We genotyped the RILs of the DSPR by requiring that each putative variant be supported by a minimum of five reads. All sites wherein two or more alleles are supported by five reads were discarded. We confirmed that the RIL panels were free of cryptic population structure by performing principal component analysis (Extended Data Figure 2). We next excluded sites wherein fewer than 150 individuals have a supported genotype, where the minor allele was present in fewer than 10 individuals, or where more than 15% percent of individuals with data had heterozygous genotypes. Following this, we assessed statistical significance for non-independence between pairwise combinations of alleles using a χ2 test, and applied a 5% false discovery rate to correct for multiple testing. To reduce type 1 error, we restricted our search to inter-chromosomal comparisons and required that each putative instance of GRD be consistent with signal from adjacent variants (see Supplemental Methods).
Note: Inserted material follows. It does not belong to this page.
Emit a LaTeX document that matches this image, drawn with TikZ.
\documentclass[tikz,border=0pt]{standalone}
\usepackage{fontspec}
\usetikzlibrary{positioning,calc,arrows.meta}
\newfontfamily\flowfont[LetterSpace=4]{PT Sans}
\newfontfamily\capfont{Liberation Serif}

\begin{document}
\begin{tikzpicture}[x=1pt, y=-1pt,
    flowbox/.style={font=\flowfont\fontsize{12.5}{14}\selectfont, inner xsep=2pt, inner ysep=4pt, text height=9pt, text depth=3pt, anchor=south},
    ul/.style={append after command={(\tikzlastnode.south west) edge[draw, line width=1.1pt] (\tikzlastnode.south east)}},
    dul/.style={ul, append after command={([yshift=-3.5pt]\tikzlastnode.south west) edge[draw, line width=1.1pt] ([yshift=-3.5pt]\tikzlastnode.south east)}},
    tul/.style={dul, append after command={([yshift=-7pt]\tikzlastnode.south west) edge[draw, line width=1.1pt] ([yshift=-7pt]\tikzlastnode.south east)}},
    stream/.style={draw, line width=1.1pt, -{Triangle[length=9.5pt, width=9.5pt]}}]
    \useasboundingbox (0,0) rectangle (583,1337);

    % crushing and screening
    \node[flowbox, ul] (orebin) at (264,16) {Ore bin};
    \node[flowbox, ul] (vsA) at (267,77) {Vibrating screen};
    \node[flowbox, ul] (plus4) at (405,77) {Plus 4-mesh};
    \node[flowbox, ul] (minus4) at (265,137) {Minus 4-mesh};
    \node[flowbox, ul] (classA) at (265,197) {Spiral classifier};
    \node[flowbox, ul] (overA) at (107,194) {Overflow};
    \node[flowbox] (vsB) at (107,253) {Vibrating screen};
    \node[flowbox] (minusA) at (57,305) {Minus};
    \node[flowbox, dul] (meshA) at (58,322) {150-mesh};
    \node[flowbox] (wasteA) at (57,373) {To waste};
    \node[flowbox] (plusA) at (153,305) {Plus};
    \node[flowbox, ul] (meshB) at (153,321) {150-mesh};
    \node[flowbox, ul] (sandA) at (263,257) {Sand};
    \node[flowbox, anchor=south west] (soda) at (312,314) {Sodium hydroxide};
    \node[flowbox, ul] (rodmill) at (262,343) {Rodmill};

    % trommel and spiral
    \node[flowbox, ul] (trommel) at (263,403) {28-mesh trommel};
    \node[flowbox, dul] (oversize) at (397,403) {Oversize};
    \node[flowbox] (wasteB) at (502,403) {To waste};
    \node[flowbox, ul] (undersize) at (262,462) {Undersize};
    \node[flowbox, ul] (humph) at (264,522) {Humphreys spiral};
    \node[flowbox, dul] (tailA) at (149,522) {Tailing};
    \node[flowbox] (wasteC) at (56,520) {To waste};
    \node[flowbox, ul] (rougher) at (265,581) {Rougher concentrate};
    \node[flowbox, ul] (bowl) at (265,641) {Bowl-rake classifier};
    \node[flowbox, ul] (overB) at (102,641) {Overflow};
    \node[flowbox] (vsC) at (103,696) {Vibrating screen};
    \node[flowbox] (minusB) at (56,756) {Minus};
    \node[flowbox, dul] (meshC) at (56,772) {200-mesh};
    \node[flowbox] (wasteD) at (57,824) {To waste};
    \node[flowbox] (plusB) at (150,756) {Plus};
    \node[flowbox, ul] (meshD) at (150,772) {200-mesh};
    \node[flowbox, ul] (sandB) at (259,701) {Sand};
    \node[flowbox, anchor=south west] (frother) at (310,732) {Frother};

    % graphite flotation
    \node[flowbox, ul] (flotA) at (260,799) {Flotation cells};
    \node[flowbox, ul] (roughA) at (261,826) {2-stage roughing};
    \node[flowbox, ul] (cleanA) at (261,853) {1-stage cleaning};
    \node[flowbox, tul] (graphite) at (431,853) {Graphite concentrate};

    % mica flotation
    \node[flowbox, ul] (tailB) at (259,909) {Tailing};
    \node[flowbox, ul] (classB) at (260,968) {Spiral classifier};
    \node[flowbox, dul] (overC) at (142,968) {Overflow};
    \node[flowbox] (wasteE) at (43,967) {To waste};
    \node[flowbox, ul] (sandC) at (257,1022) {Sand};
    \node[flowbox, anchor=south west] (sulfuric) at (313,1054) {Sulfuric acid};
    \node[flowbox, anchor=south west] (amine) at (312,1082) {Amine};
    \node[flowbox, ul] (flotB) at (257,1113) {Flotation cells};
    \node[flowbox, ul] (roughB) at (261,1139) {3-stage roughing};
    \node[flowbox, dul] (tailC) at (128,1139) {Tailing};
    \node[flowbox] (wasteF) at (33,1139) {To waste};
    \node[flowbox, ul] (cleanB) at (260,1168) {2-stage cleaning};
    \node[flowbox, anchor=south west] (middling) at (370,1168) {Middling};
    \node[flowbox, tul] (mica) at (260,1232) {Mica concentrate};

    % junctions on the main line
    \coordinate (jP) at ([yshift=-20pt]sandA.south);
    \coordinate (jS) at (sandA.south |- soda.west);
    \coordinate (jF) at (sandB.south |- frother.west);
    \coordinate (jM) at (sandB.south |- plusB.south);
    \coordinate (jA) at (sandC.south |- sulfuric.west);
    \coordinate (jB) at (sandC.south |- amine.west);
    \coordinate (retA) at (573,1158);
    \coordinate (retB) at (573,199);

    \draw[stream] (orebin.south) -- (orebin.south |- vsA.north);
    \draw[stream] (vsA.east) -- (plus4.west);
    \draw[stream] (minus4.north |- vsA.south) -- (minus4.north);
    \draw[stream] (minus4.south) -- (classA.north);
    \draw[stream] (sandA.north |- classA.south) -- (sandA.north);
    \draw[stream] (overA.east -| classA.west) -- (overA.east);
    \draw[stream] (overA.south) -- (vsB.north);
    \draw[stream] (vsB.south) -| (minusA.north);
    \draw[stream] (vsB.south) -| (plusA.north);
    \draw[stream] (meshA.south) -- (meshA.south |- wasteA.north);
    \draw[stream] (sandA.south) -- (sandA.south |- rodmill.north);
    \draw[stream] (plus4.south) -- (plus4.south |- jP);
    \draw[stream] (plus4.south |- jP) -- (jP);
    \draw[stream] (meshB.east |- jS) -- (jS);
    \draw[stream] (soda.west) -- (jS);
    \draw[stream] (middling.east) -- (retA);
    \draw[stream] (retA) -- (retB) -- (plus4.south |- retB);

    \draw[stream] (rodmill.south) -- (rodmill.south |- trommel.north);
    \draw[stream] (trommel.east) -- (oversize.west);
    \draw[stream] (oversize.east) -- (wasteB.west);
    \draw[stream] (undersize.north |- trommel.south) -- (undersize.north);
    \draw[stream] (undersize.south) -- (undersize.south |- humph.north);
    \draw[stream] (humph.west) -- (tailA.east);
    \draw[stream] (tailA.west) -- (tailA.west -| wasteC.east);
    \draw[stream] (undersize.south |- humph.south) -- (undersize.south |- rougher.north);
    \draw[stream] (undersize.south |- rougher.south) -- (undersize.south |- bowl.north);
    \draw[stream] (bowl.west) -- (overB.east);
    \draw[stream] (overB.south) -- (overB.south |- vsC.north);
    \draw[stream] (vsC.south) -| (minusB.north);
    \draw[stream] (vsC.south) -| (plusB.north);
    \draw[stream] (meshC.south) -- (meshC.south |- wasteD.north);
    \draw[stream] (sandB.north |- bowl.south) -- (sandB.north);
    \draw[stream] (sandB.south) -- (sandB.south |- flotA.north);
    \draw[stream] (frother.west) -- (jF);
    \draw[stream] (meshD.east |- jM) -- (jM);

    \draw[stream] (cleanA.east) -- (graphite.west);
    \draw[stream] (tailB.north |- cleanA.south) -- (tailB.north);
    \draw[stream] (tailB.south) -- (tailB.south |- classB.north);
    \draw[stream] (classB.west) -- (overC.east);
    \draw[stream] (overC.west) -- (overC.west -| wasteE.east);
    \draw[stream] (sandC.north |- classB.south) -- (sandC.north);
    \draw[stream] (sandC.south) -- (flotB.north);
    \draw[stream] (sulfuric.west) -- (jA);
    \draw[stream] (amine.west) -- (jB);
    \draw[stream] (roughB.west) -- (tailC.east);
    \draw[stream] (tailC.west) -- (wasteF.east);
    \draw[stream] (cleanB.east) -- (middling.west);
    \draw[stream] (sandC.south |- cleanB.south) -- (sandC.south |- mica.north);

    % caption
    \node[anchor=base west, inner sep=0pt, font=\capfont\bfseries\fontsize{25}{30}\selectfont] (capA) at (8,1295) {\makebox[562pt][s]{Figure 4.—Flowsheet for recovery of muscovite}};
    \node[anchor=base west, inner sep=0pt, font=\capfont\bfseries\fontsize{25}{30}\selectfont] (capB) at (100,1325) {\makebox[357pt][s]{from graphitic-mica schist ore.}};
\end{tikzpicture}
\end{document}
To confirm the predictions of the GRD scan, we first crossed the two DSPR founder strains that contributed the predicted interacting alleles. We then intercrossed the F1 progeny to produce F2 offspring. Virgin F2 females were then individually and randomly mated to a single F2 male. After mating for 4 days, the F2 pairs were individually genotyped at known variable sites near the interacting alleles. We recorded the number of progeny of each pair to assay productivity. We used TaqMan kits to perform qPCR on the F2 parents, and performed numerous statistical analyses[5,29] to quantify epistatic effects as a product of genotypes at the two sites (see Supplemental Methods).